If $f\in C^2$ is a real function of two variables, we know that $f(x+h,y+k)-f(x,y)= hf_1(x+\theta h,y+\theta k)+kf_2(x+\theta h, y+\theta k)$ for some $\theta \in (0,1)$. I know how to derive this identity (using taylor series). However, in order to save time is there an exact analog for functions of more than two varibles?
For example, is it true that if $f\in C^2$ is a real function of three variables then $f(x+h,y+k,z+l)-f(x,y,z)= hf_1(x+\theta h,y+\theta k,z+\theta l)+kf_2(x+\theta h, y+\theta k, z+\theta l)+lf_3(x+\theta h,y+\theta k, z+\theta l)$ for a $\theta\in (0,1)$? As is clear I haven’t yet proved a similar taylor series anolog for real functions of more than two variables that’s why I wonder if my guess is correct.
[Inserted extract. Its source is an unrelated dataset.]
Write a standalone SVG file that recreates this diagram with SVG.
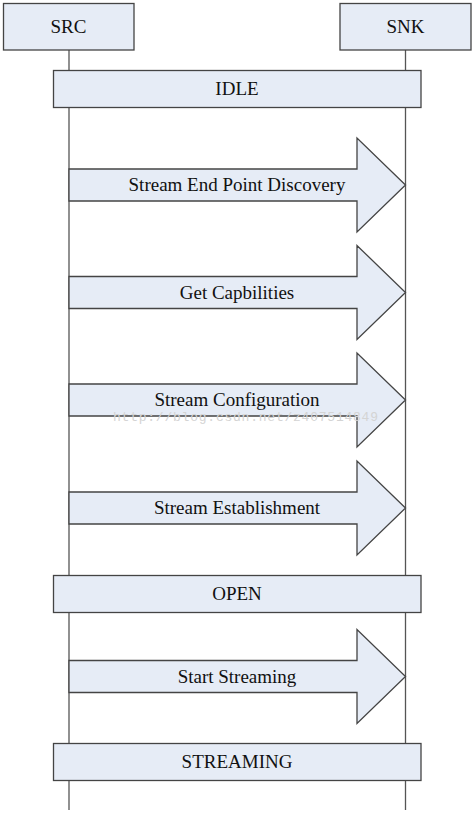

You can define $$g:\mathbb{R}\rightarrow \mathbb{R}, g(t)=f(x_1+th_1, x_2+th_2, \dots, x_n +th_n)$$ Then everything reduces to the mean value theorem of one variable. Because you get $$ g(1)-g(0)= g'(\Theta)$$ for some $\Theta\in (0;1)$ by the mean value theorem. However, by the Leibniz formula and the chain rule you obtain for the derivate $$ g'(t)= \sum_{j=1}^n f_j(x_1 + t h_1, \dots, x_n + th_n)\cdot (t h_j)' = \sum_{j=1}^n h_n \cdot f_j(x_1 + th_1, \dots, x_n + t h_n) $$ which is exactly your expression.